The interior of an ECV serves as a canvas for experimental human-machine interfaces (HMI) and autonomous systems. Designers often replace traditional physical controls with complex digital interfaces, utilizing augmented reality (AR) head-up displays or full-width dashboard screens for interaction. Furthermore, many ECVs showcase advanced sensor arrays and AI-driven systems intended for Level 4 or Level 5 autonomous driving, which require sophisticated external HMI elements like light projections or LED panels to communicate the vehicle’s intentions to pedestrians. These features are engineered to test user interaction and system reliability in a controlled environment, pushing the boundaries of what is possible in the cabin experience.
Impact on Future Production Cars
The most significant function of an ECV is its role as a technological risk mitigation tool for manufacturers. Data collected from testing these experimental vehicles, particularly concerning powertrain efficiency, material durability, and thermal management, is directly funneled into the engineering of commercial EVs. For instance, the aggressive aerodynamic shapes pioneered by concept cars, with their low drag coefficients (Cd), influence the styling of production models like the Hyundai Ioniq 6. This focus on streamlining is paramount for EVs, as a 10% reduction in vehicle weight can translate to a 6-8% improvement in energy efficiency and range.

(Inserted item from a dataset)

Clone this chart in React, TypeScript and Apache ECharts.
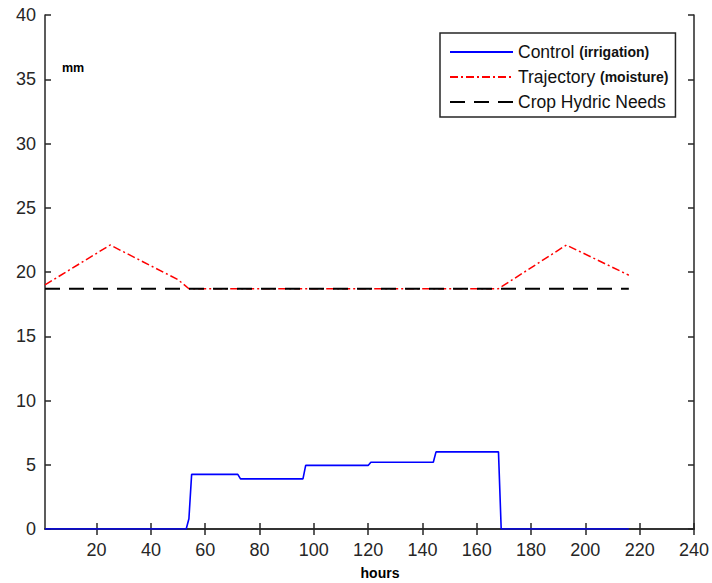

ECVs also prove out sophisticated thermal management systems that are essential for battery longevity and fast charging. Systems like immersion cooling, which submerge the battery in a dielectric fluid, are first tested in high-performance or concept vehicles to demonstrate their ability to control peak temperatures and extend pack life before being considered for mass production. Lessons learned from ECV development also shape the flexible “skateboard” chassis architecture that underpins many modern EVs, allowing manufacturers to scale a single platform to accommodate multiple vehicle sizes and body styles efficiently. These concepts ensure that when a new technology is finally introduced to the public, much of the initial engineering uncertainty has already been resolved.